##### DATA SECTION #####

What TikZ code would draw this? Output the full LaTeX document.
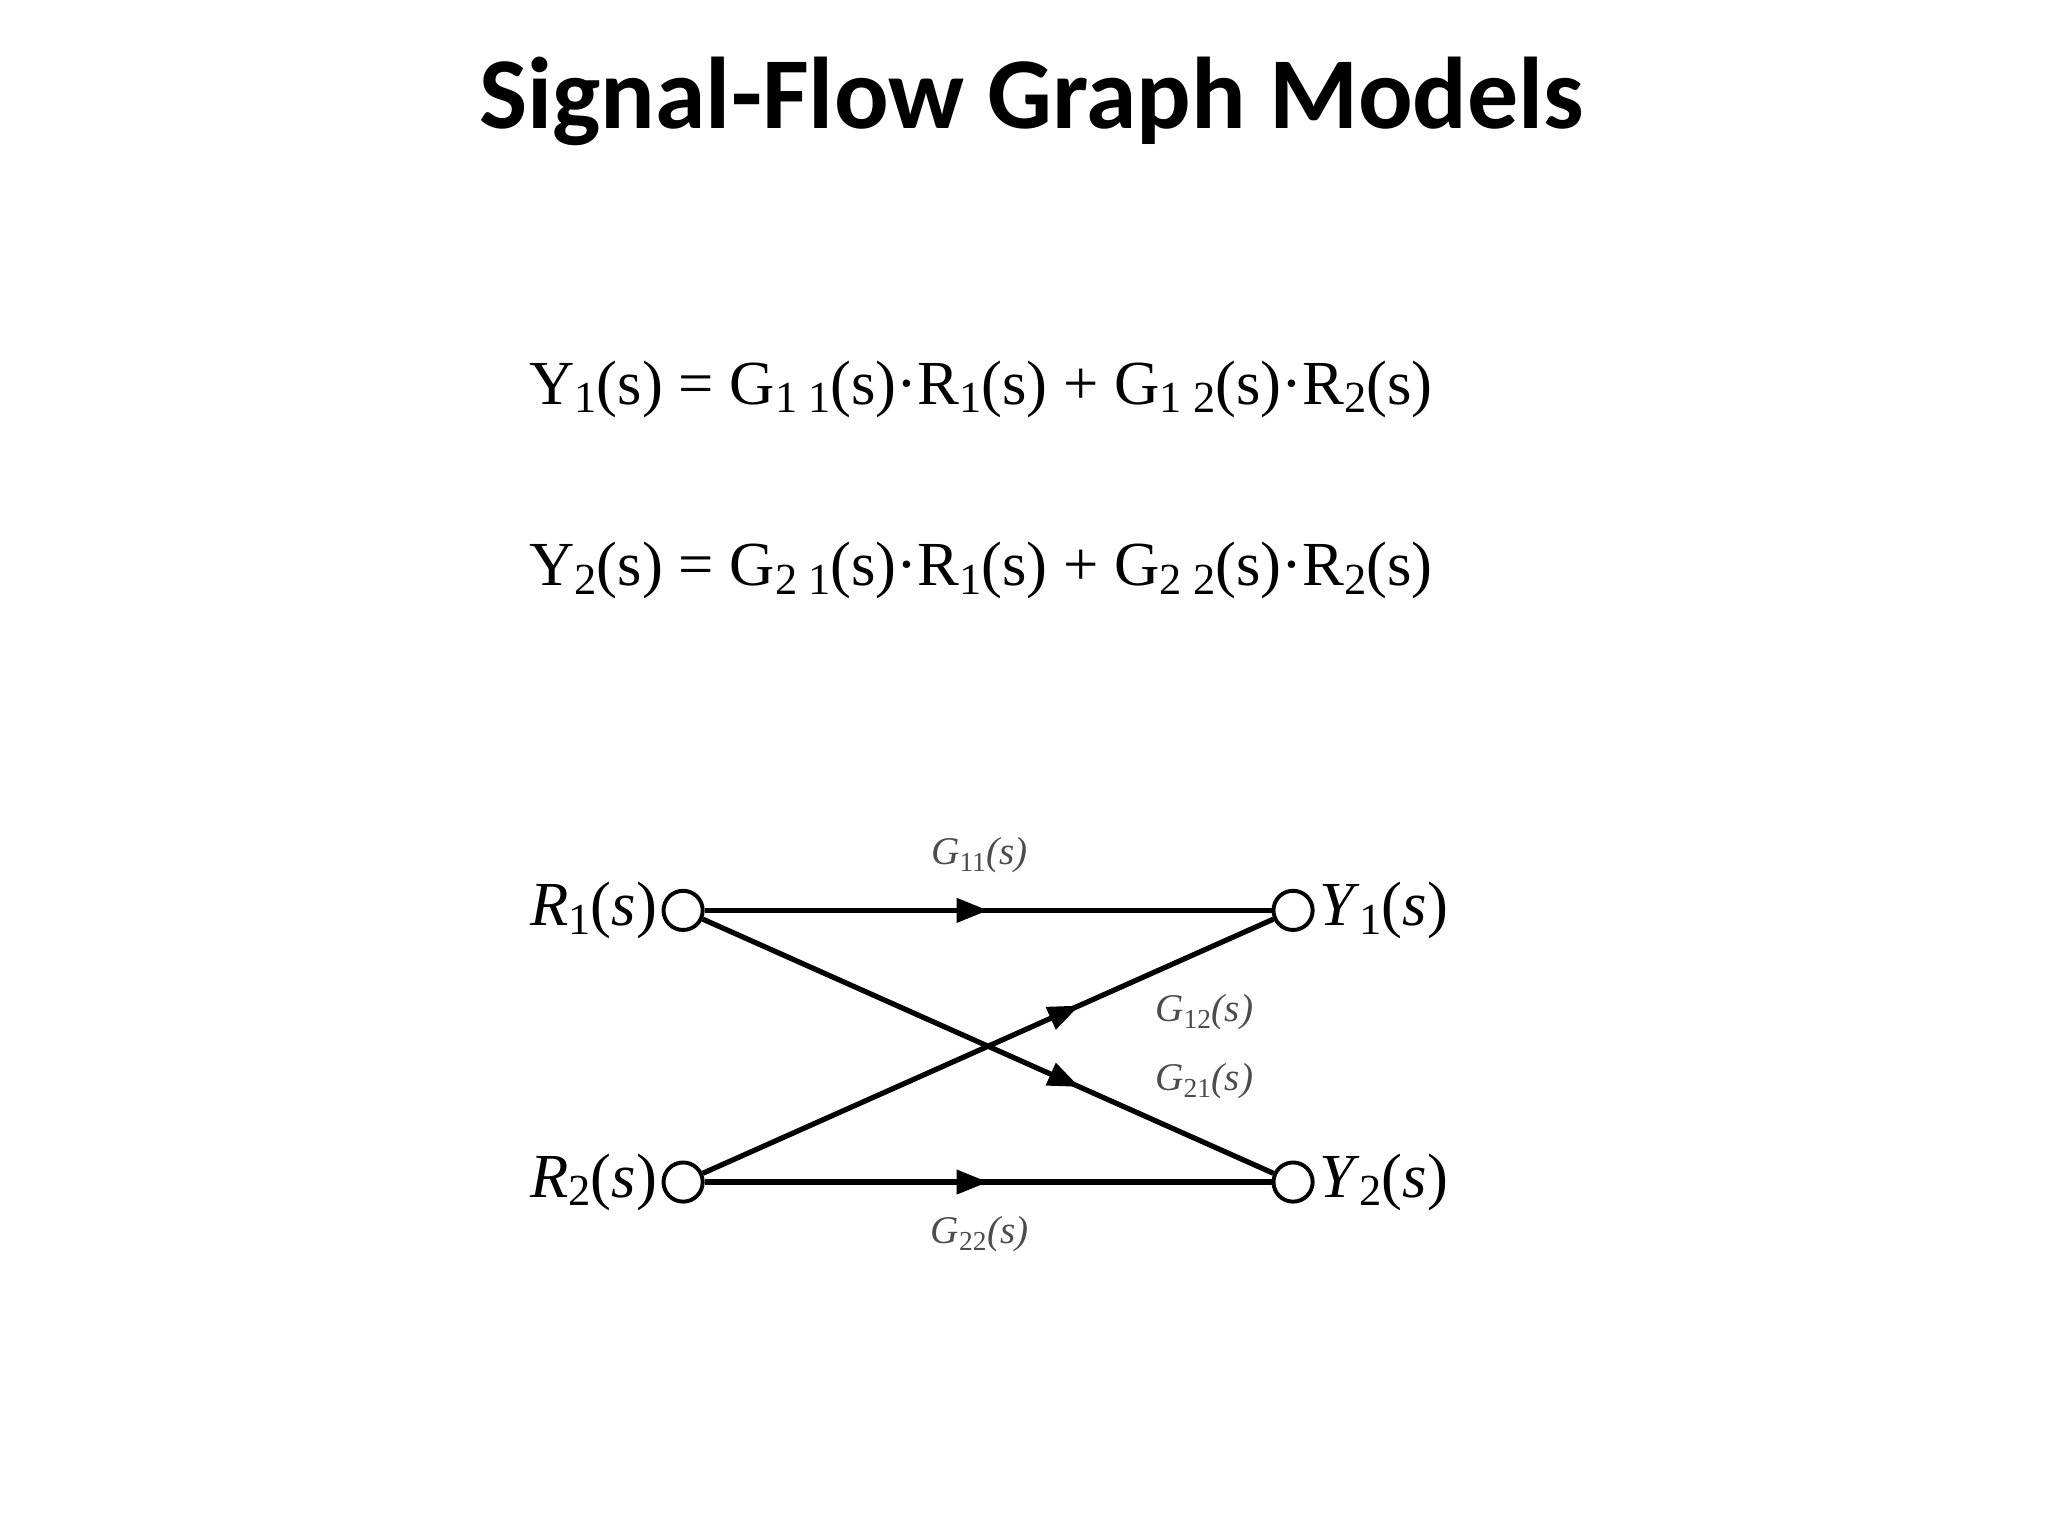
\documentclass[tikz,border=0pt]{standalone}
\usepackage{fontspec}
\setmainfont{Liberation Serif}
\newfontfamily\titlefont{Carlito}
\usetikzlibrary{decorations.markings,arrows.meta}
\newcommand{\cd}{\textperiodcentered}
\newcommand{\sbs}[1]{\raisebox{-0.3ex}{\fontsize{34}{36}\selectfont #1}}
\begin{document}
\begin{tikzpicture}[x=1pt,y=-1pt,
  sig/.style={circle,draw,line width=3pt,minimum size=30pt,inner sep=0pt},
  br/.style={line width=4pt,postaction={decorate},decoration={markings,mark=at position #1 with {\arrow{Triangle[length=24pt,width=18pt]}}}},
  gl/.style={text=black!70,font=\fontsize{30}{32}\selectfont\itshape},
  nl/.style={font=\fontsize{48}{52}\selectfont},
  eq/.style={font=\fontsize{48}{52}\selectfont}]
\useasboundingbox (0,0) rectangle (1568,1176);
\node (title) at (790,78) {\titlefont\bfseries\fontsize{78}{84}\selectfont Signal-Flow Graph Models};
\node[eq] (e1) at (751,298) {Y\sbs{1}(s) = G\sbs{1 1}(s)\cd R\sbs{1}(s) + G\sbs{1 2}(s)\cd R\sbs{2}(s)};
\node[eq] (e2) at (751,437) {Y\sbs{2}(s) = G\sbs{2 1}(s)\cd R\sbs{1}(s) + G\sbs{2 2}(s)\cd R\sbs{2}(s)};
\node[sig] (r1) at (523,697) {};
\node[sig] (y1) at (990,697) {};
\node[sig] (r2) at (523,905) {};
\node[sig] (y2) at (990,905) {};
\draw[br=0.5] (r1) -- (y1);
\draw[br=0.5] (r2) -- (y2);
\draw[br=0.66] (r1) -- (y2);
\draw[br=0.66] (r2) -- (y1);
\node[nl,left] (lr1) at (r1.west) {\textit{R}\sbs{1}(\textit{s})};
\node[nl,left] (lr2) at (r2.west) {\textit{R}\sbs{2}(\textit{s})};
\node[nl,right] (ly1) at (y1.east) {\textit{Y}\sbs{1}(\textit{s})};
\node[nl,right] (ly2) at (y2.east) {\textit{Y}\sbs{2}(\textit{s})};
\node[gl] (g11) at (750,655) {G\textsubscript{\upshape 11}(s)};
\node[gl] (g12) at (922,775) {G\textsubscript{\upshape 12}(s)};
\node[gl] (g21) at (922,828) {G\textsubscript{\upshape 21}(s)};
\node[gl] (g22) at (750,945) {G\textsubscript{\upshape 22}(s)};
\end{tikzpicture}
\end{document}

#####

▶ _GOAL_: Transcribe the full listing above exactly, with the images removed.

▶ _RESPONSE TO THIS TASK_:
What TikZ code would draw this? Output the full LaTeX document.
\documentclass[tikz,border=0pt]{standalone}
\usepackage{fontspec}
\setmainfont{Liberation Serif}
\newfontfamily\titlefont{Carlito}
\usetikzlibrary{decorations.markings,arrows.meta}
\newcommand{\cd}{\textperiodcentered}
\newcommand{\sbs}[1]{\raisebox{-0.3ex}{\fontsize{34}{36}\selectfont #1}}
\begin{document}
\begin{tikzpicture}[x=1pt,y=-1pt,
  sig/.style={circle,draw,line width=3pt,minimum size=30pt,inner sep=0pt},
  br/.style={line width=4pt,postaction={decorate},decoration={markings,mark=at position #1 with {\arrow{Triangle[length=24pt,width=18pt]}}}},
  gl/.style={text=black!70,font=\fontsize{30}{32}\selectfont\itshape},
  nl/.style={font=\fontsize{48}{52}\selectfont},
  eq/.style={font=\fontsize{48}{52}\selectfont}]
\useasboundingbox (0,0) rectangle (1568,1176);
\node (title) at (790,78) {\titlefont\bfseries\fontsize{78}{84}\selectfont Signal-Flow Graph Models};
\node[eq] (e1) at (751,298) {Y\sbs{1}(s) = G\sbs{1 1}(s)\cd R\sbs{1}(s) + G\sbs{1 2}(s)\cd R\sbs{2}(s)};
\node[eq] (e2) at (751,437) {Y\sbs{2}(s) = G\sbs{2 1}(s)\cd R\sbs{1}(s) + G\sbs{2 2}(s)\cd R\sbs{2}(s)};
\node[sig] (r1) at (523,697) {};
\node[sig] (y1) at (990,697) {};
\node[sig] (r2) at (523,905) {};
\node[sig] (y2) at (990,905) {};
\draw[br=0.5] (r1) -- (y1);
\draw[br=0.5] (r2) -- (y2);
\draw[br=0.66] (r1) -- (y2);
\draw[br=0.66] (r2) -- (y1);
\node[nl,left] (lr1) at (r1.west) {\textit{R}\sbs{1}(\textit{s})};
\node[nl,left] (lr2) at (r2.west) {\textit{R}\sbs{2}(\textit{s})};
\node[nl,right] (ly1) at (y1.east) {\textit{Y}\sbs{1}(\textit{s})};
\node[nl,right] (ly2) at (y2.east) {\textit{Y}\sbs{2}(\textit{s})};
\node[gl] (g11) at (750,655) {G\textsubscript{\upshape 11}(s)};
\node[gl] (g12) at (922,775) {G\textsubscript{\upshape 12}(s)};
\node[gl] (g21) at (922,828) {G\textsubscript{\upshape 21}(s)};
\node[gl] (g22) at (750,945) {G\textsubscript{\upshape 22}(s)};
\end{tikzpicture}
\end{document}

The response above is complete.